WRITTEN PROBLEM
Only a number is wanted: how many lines of the entries include the string "that"?

LISTING
##########
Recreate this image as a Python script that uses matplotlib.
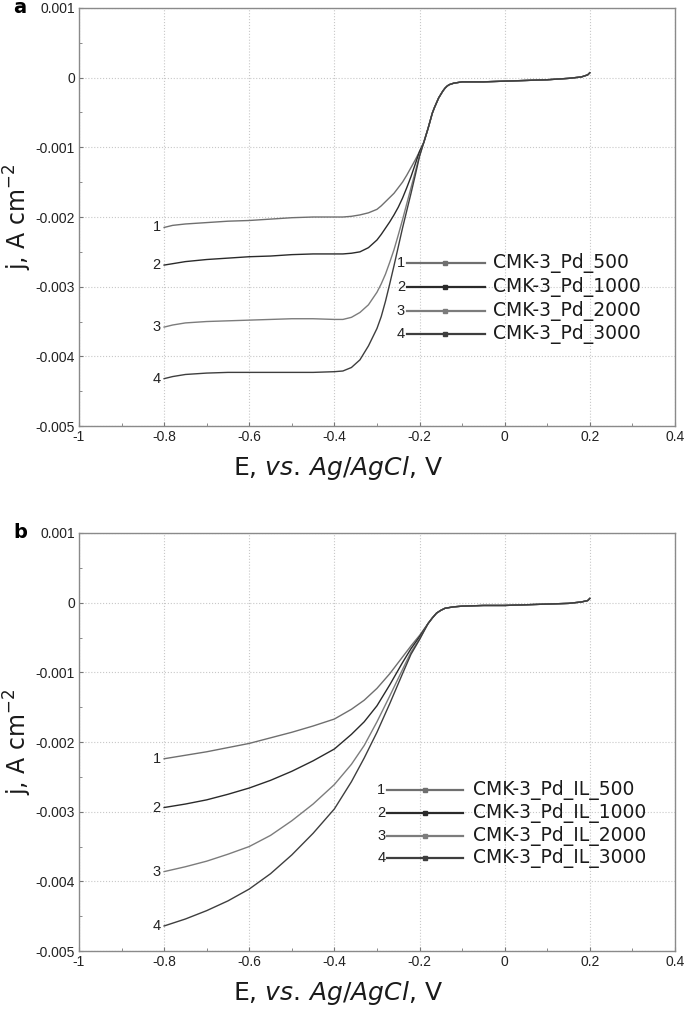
##########
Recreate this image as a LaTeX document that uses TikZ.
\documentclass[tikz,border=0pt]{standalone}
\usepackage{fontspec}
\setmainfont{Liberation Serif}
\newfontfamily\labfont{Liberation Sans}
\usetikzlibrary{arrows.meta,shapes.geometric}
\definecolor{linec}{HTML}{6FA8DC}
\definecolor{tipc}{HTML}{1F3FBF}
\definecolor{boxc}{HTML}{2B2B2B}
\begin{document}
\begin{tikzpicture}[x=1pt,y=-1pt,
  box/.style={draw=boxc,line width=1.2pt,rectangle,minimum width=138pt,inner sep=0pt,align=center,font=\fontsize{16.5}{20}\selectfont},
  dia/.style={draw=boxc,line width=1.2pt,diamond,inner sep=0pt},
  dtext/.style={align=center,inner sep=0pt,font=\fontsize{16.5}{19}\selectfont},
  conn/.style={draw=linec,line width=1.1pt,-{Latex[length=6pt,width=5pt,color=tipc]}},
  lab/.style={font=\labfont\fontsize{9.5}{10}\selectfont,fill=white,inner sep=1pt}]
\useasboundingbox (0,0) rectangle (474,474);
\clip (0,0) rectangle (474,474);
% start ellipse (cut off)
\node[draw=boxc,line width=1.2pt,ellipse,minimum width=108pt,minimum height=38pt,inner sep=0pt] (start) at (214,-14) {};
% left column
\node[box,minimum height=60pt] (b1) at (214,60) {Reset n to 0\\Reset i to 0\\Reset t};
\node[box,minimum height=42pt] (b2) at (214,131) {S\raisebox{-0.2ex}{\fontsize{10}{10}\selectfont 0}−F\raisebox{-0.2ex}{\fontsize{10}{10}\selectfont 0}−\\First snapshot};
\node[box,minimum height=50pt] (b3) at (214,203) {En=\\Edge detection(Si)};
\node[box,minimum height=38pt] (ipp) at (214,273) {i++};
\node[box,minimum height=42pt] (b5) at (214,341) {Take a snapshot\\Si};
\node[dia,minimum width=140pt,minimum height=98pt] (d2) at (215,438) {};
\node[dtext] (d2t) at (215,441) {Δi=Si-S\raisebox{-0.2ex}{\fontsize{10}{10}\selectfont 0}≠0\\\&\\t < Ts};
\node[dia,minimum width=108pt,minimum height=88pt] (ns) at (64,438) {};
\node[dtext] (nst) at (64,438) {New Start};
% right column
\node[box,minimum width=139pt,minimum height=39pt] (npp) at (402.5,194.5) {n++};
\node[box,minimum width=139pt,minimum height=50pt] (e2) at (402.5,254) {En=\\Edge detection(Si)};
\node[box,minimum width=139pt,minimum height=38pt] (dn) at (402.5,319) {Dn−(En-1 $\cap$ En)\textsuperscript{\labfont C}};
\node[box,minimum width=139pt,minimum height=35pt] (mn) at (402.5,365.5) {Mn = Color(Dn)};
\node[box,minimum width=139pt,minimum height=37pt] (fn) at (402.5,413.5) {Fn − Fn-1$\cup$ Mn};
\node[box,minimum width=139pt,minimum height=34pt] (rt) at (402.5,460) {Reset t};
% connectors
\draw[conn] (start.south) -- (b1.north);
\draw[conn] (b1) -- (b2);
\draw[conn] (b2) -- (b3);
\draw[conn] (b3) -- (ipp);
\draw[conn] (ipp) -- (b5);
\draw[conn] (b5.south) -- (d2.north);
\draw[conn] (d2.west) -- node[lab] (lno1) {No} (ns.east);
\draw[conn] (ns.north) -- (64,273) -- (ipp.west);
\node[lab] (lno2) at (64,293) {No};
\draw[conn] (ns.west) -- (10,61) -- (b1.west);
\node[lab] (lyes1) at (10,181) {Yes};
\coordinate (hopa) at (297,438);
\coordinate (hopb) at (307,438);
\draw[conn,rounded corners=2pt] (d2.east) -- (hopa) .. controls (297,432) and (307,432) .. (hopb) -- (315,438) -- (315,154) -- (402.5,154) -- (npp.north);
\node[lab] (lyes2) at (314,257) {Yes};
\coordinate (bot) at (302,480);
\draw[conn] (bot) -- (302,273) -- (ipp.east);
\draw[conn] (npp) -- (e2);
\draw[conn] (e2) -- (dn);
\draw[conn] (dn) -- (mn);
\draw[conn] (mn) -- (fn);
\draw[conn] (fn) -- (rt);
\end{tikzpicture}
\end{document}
##########
EXERCISE SOLUTION
2